◆ Charts and diagrams as code:
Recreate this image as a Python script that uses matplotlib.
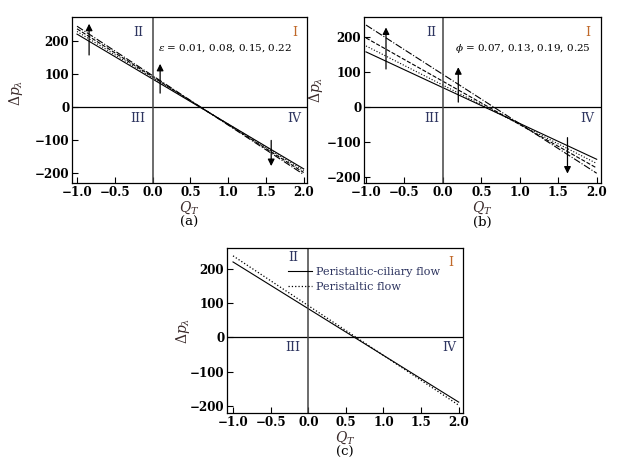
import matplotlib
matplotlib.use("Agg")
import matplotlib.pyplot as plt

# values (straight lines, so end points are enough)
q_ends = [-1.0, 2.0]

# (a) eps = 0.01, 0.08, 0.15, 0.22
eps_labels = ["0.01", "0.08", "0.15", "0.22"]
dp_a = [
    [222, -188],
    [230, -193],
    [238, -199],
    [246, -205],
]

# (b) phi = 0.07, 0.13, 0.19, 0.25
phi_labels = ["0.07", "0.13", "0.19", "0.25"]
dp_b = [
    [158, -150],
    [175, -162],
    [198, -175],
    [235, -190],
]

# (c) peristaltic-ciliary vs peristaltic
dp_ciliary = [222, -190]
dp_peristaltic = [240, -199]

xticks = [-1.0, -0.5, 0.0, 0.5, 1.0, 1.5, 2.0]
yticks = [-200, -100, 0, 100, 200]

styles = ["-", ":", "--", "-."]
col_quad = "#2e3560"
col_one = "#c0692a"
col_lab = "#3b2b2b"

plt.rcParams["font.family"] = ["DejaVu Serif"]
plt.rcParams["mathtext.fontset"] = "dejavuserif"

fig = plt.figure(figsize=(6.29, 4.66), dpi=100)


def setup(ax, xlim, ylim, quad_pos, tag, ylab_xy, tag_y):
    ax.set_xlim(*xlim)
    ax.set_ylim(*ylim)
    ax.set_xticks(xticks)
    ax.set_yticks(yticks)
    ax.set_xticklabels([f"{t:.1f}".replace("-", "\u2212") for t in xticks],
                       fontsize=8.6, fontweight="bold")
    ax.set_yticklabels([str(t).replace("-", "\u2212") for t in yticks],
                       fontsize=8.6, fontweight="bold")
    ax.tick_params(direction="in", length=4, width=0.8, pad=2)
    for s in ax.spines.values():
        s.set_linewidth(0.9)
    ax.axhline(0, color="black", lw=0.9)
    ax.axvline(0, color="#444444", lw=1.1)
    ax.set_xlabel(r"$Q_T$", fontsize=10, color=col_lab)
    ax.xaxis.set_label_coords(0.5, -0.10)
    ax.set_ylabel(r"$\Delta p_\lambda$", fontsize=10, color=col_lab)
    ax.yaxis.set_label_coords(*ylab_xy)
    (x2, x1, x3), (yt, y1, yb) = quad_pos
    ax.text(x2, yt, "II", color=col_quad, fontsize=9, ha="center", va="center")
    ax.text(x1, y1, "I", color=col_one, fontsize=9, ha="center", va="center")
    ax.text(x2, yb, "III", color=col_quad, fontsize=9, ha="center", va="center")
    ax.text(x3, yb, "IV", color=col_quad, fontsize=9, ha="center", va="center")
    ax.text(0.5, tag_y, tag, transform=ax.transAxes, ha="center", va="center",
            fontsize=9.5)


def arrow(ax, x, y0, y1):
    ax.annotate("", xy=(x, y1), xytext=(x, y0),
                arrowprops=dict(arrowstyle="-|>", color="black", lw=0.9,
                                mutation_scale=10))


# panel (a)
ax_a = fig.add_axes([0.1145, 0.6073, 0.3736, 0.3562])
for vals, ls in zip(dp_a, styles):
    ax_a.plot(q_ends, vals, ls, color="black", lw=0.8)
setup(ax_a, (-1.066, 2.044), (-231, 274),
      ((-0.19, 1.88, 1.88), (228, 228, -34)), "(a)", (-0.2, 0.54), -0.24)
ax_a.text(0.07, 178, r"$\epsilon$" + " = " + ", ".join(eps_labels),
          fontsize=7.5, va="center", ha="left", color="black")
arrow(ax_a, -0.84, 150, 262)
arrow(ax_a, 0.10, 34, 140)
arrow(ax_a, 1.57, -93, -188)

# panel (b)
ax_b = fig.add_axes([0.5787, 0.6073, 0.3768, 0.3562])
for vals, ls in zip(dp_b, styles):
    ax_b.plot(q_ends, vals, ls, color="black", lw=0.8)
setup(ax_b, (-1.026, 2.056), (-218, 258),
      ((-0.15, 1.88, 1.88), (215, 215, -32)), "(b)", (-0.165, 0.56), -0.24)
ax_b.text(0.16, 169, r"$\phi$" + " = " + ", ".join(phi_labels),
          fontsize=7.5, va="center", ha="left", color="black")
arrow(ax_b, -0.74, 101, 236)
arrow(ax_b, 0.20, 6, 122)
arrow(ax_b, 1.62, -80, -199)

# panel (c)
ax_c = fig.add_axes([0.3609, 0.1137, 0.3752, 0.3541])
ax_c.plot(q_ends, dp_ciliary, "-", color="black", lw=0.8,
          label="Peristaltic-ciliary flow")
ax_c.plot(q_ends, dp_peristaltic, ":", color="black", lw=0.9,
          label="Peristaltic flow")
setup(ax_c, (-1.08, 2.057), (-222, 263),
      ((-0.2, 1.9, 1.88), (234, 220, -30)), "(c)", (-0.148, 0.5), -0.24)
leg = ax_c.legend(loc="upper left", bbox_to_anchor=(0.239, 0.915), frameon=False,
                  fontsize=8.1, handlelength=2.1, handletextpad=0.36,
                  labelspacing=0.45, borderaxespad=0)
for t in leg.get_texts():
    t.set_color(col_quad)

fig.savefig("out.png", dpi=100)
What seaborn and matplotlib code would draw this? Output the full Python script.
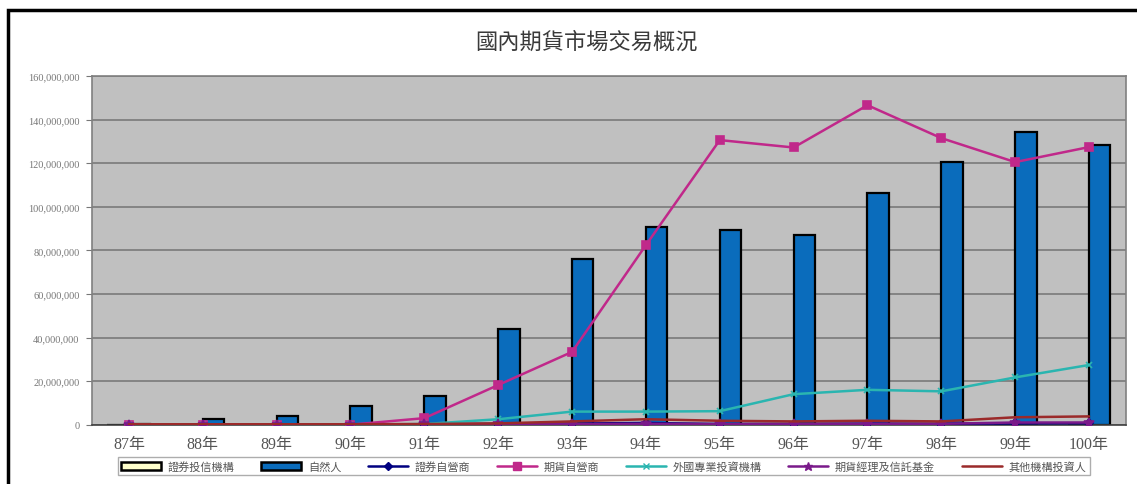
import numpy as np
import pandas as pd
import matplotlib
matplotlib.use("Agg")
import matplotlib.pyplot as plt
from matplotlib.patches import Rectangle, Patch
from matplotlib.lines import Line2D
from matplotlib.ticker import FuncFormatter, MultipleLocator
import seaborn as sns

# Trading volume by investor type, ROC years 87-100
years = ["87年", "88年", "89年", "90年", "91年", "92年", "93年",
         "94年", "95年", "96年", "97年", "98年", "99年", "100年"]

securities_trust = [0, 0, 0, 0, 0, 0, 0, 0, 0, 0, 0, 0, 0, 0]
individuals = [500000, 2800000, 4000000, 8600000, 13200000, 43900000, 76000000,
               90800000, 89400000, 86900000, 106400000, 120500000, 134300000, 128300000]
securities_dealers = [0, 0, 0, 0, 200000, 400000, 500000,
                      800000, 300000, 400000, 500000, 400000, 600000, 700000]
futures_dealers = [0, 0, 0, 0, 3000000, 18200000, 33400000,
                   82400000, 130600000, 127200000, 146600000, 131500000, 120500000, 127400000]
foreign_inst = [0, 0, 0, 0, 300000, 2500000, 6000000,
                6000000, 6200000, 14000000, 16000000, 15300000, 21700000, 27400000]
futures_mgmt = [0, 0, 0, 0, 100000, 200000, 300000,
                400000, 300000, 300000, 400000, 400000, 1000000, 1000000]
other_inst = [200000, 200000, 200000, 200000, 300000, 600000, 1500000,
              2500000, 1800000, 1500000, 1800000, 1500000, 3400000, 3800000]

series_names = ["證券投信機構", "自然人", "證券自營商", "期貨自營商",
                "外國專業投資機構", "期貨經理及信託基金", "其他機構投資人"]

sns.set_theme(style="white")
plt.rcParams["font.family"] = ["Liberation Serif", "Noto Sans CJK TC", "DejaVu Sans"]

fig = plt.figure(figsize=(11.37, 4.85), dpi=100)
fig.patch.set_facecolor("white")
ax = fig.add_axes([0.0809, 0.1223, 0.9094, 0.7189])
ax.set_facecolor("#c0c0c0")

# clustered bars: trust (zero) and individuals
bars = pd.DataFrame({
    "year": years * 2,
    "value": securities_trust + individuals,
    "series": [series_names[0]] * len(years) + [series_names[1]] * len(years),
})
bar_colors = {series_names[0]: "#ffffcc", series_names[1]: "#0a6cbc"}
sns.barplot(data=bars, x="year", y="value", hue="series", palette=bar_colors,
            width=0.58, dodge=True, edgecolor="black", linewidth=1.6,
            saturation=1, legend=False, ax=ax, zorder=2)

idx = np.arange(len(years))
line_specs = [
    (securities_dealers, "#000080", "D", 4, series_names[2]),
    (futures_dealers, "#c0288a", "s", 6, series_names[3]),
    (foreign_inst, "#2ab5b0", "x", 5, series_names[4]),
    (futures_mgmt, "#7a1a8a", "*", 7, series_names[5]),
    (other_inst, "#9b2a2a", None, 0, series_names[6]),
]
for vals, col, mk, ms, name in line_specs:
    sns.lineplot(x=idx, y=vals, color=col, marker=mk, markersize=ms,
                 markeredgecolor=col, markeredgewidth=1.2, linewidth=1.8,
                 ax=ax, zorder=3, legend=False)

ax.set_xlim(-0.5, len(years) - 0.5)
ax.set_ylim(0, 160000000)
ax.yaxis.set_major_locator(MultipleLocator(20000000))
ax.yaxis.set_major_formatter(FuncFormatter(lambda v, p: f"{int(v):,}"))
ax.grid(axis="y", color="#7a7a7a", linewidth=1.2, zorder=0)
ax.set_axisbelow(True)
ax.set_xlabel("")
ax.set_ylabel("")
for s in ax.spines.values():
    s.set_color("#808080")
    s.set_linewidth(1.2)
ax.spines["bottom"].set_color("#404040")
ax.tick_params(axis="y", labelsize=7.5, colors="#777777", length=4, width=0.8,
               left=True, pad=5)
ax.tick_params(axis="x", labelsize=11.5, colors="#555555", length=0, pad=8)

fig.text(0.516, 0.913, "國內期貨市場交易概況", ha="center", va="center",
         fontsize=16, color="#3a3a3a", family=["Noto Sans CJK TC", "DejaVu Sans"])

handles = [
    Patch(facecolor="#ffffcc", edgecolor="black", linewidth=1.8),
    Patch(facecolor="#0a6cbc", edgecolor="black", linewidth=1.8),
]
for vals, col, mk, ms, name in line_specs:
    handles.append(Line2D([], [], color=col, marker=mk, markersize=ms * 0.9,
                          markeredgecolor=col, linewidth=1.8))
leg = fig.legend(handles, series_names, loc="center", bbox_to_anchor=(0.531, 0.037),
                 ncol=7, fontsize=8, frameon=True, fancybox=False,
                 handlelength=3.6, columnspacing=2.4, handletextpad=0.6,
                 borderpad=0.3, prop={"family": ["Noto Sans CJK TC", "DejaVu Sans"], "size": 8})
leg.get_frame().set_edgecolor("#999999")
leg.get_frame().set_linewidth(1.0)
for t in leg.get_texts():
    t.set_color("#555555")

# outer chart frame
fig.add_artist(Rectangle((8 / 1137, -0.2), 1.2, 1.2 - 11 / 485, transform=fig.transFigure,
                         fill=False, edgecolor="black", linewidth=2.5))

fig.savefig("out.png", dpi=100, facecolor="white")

◆ WRITTEN REQUEST:
Write out nothing but the lines from the start of the data through the line with "q_ends = [-1.0, 2.0]". Leave out the pictures.

◆ COMPLETED TASK:
Recreate this image as a Python script that uses matplotlib.
import matplotlib
matplotlib.use("Agg")
import matplotlib.pyplot as plt

# values (straight lines, so end points are enough)
q_ends = [-1.0, 2.0]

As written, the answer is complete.